= Anuak Zone =

Zone in Gambela Region of Ethiopia

Anyuak Zone or Anywaa Zone is a zone in Gambela Region of Ethiopia. It was created from former Administrative Zone 1 and Administrative Zone 2 of Gambela. This zone is bordered on the southwest by South Sudan, on the southeast by the Southern Nations, Nationalities, and Peoples Region, on the east by Majang Zone, on the northeast by the Oromia Region, and on the northwest by South Sudan and Nuer Zone. Towns in this zone include Gambela, Abwobo and Pinyudo.

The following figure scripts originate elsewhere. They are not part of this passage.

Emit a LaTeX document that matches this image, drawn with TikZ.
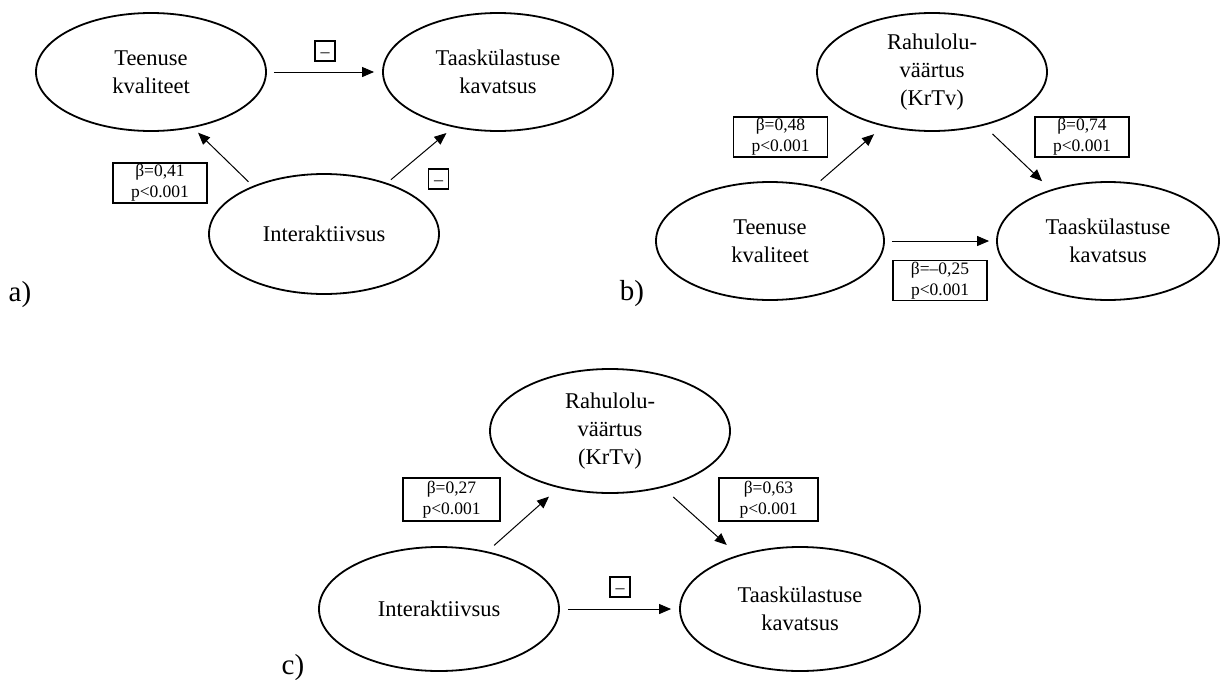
\documentclass[tikz,border=0pt]{standalone}
\usepackage{fontspec}
\setmainfont{Liberation Serif}
\usetikzlibrary{shapes.geometric,arrows.meta}
\begin{document}
\begin{tikzpicture}[x=1pt,y=-1pt,
  construct/.style={ellipse,draw,line width=1.8pt,minimum width=230pt,minimum height=118pt,
    inner sep=0pt,align=center,font=\fontsize{22.5}{28}\selectfont},
  wide/.style={minimum width=240pt,minimum height=124pt},
  coef/.style={draw,line width=1.6pt,minimum width=94pt,minimum height=40pt,inner sep=0pt,
    align=center,font=\fontsize{17.5}{21}\selectfont},
  nsbox/.style={draw,line width=1.6pt,minimum size=20pt,inner sep=0pt,
    text height=12pt,text depth=0pt,font=\fontsize{18}{18}\selectfont},
  effect/.style={-{Triangle[length=12pt,width=10pt]},line width=1pt},
  panel/.style={font=\fontsize{29}{29}\selectfont}]
\useasboundingbox (0,0) rectangle (1221,680);

% ---------- a) ----------
\node[construct] (tqA) at (151,72) {Teenuse\\kvaliteet};
\node[construct] (tkA) at (498,72) {Taaskülastuse\\kavatsus};
\node[construct,minimum height=120pt] (inA) at (324,234) {Interaktiivsus};
\draw[effect,shorten <=7pt,shorten >=8pt] (tqA.east) -- (tkA.west);
\draw[effect,shorten <=6pt,shorten >=7pt] (inA.146) -- (tqA.-53);
\draw[effect,shorten <=5pt,shorten >=9pt] (inA.39) -- (tkA.231);
\node[nsbox] (nsA1) at (325,51) {–};
\node[nsbox] (nsA2) at (438.5,179) {–};
\node[coef] (cA1) at (160,183) {β=0,41\\p<0.001};
\node[panel] (labA) at (20,295) {a)};

% ---------- b) ----------
\node[construct] (raB) at (932,72) {Rahulolu-\\väärtus\\(KrTv)};
\node[construct,minimum width=228pt] (tqB) at (770,241) {Teenuse\\kvaliteet};
\node[construct,minimum width=222pt] (tkB) at (1108,241) {Taaskülastuse\\kavatsus};
\draw[effect,shorten <=8pt,shorten >=12pt] (tqB.51) -- (raB.228);
\draw[effect,shorten <=12pt,shorten >=12pt] (raB.-46) -- (tkB.138);
\draw[effect,shorten <=7pt,shorten >=7pt] (tqB.east) -- (tkB.west);
\node[coef] (cB1) at (780.5,137) {β=0,48\\p<0.001};
\node[coef] (cB2) at (1082,137) {β=0,74\\p<0.001};
\node[coef] (cB3) at (940,280.5) {β=–0,25\\p<0.001};
\node[panel] (labB) at (632,294) {b)};

% ---------- c) ----------
\node[construct,wide] (raC) at (610,431) {Rahulolu-\\väärtus\\(KrTv)};
\node[construct,wide] (inC) at (439,609) {Interaktiivsus};
\node[construct,wide] (tkC) at (800,609) {Taaskülastuse\\kavatsus};
\draw[effect,shorten <=9pt,shorten >=13pt] (inC.50) -- (raC.228);
\draw[effect,shorten <=14pt,shorten >=15pt] (raC.-47) -- (tkC.139);
\draw[effect,shorten <=8pt,shorten >=8pt] (inC.east) -- (tkC.west);
\node[nsbox] (nsC) at (620,587) {–};
\node[coef,minimum width=97pt,minimum height=43pt] (cC1) at (451.5,499.5) {β=0,27\\p<0.001};
\node[coef,minimum width=99pt,minimum height=43pt] (cC2) at (768.5,499.5) {β=0,63\\p<0.001};
\node[panel] (labC) at (293,668) {c)};
\end{tikzpicture}
\end{document}
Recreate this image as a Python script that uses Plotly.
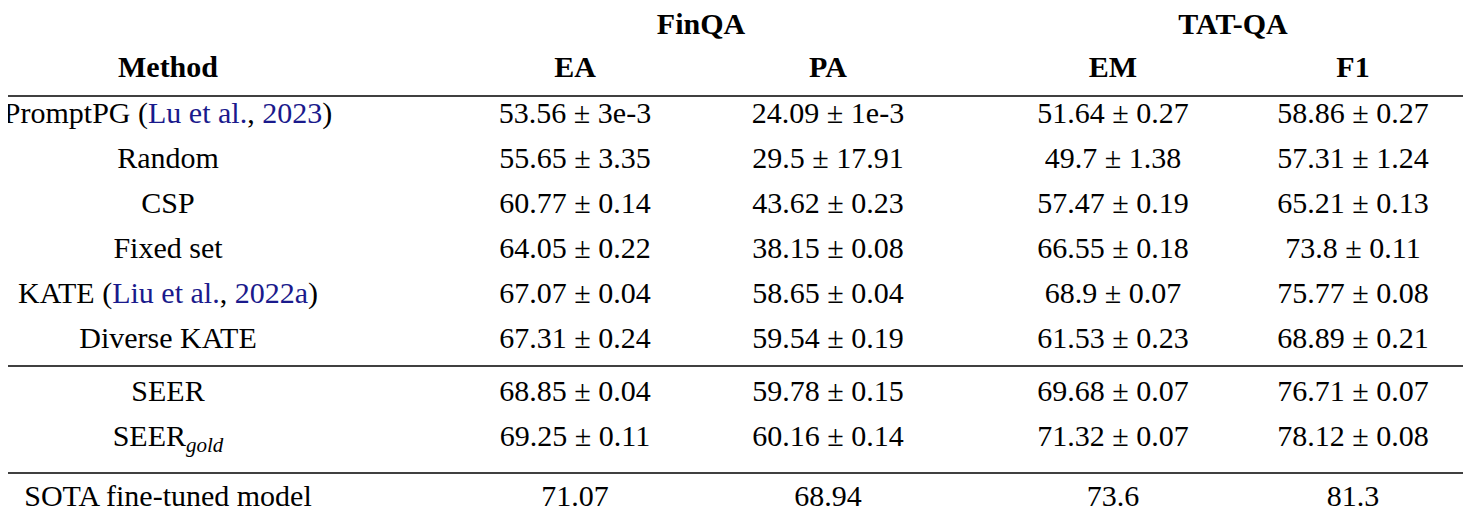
import plotly.graph_objects as go

# table contents
groups = ["FinQA", "TAT-QA"]
columns = ["Method", "EA", "PA", "EM", "F1"]
cite = '<span style="color:#1a1a8c">{}</span>'
methods = [
    "PromptPG (" + cite.format("Lu et al.") + ", " + cite.format("2023") + ")",
    "Random",
    "CSP",
    "Fixed set",
    "KATE (" + cite.format("Liu et al.") + ", " + cite.format("2022a") + ")",
    "Diverse KATE",
    "SEER",
    "SEER<sub><i>gold</i></sub>",
    "SOTA fine-tuned model",
]
ea = ["53.56 ± 3e-3", "55.65 ± 3.35", "60.77 ± 0.14", "64.05 ± 0.22", "67.07 ± 0.04",
      "67.31 ± 0.24", "68.85 ± 0.04", "69.25 ± 0.11", "71.07"]
pa = ["24.09 ± 1e-3", "29.5 ± 17.91", "43.62 ± 0.23", "38.15 ± 0.08", "58.65 ± 0.04",
      "59.54 ± 0.19", "59.78 ± 0.15", "60.16 ± 0.14", "68.94"]
em = ["51.64 ± 0.27", "49.7 ± 1.38", "57.47 ± 0.19", "66.55 ± 0.18", "68.9 ± 0.07",
      "61.53 ± 0.23", "69.68 ± 0.07", "71.32 ± 0.07", "73.6"]
f1 = ["58.86 ± 0.27", "57.31 ± 1.24", "65.21 ± 0.13", "73.8 ± 0.11", "75.77 ± 0.08",
      "68.89 ± 0.21", "76.71 ± 0.07", "78.12 ± 0.08", "81.3"]

col_x = [160, 567, 820, 1105, 1345]
group_x = [693, 1225]
row_y = [107, 152, 197, 242, 287, 332, 385, 430, 490]
font = "Liberation Serif"

fig = go.Figure()
fig.add_trace(go.Scatter(x=group_x, y=[18, 18], text=["<b>%s</b>" % g for g in groups],
                         mode="text", cliponaxis=False,
                         textfont=dict(size=30, family=font, color="black")))
fig.add_trace(go.Scatter(x=col_x, y=[61] * 5, text=["<b>%s</b>" % c for c in columns],
                         mode="text", cliponaxis=False,
                         textfont=dict(size=30, family=font, color="black")))
for cx, vals in zip(col_x, [methods, ea, pa, em, f1]):
    fig.add_trace(go.Scatter(x=[cx] * len(vals), y=row_y, text=vals, mode="text",
                             cliponaxis=False,
                             textfont=dict(size=30, family=font, color="black")))

for y in [88, 358, 465, 513]:
    fig.add_shape(type="line", x0=0, x1=1471, y0=y, y1=y, line=dict(color="black", width=1.5))

fig.update_layout(
    width=1471, height=518, margin=dict(l=0, r=0, t=0, b=0, pad=0),
    plot_bgcolor="white", paper_bgcolor="white", showlegend=False,
    font=dict(family=font),
    xaxis=dict(range=[0, 1471], visible=False),
    yaxis=dict(range=[518, 0], visible=False),
)
fig.write_html("out.html")
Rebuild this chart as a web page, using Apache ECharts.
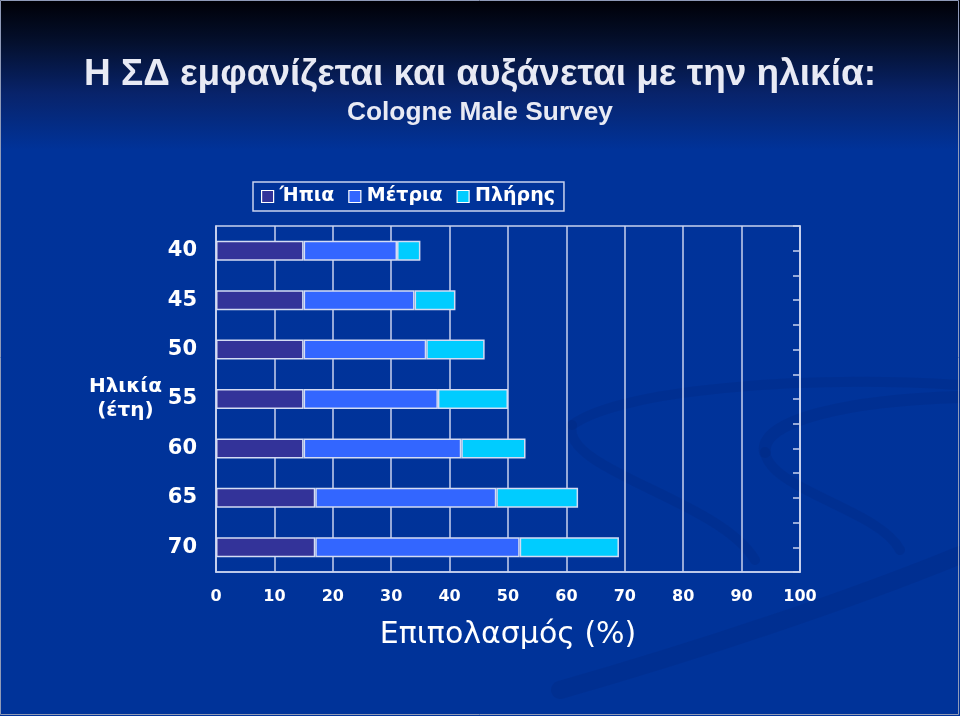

The terrain is mostly flat; rivers include the Baro, which is the only navigable river in Ethiopia, the Alworo and the Gilo; major bodies of water include Lakes Alworo and Thatha. A notable landmark is the Gambela National Park, which covers a large part of the Zone south of the Baro.

==Demographics==
Based on the 2007 Census conducted by the Central Statistical Agency of Ethiopia (CSA), this Zone has a total population of 99,556, of whom 50,722 are men and 48,834 women. 52,561 or 52.8% of population are urban inhabitants. A total of 24,490 households were counted in this Zone, which results in an average of 4.07 persons to a household. The largest ethnic groups of the zone
were the Anyuak (66.7%), the Oromo (9.14%), the Amhara (9.1%), Kambaata (4.35%), Mezhenger (2.3%), Tigray (2.19%), Welayta (1.52%), Gurage (1.4%), and Hadiya (1.19%); all other ethnic groups made up 3.44% of the population. Anywaa is spoken as a first language by 66.7%, 11.33% Amharic, 8.59% Oromo, 4.47% speak Kambaata, 1.96% speak Tigrinya, 1.45% speak Wolaytta, 1.1% speak Hadiyya, and 1.09% speak Guragie; the remaining 3.31% spoke all other primary languages reported. The largest group of the inhabitants said they were Protestant, with 64.81% of the population reporting they embraced that belief, while 29.16% professed Ethiopian Orthodox Christianity, 5.61% were Catholic, 5.3% were Muslim, and 2.2% practiced traditional religions.

There is 1 refugee camp, housing 29,912 refugees from South Sudan, located in Anywaa Zone.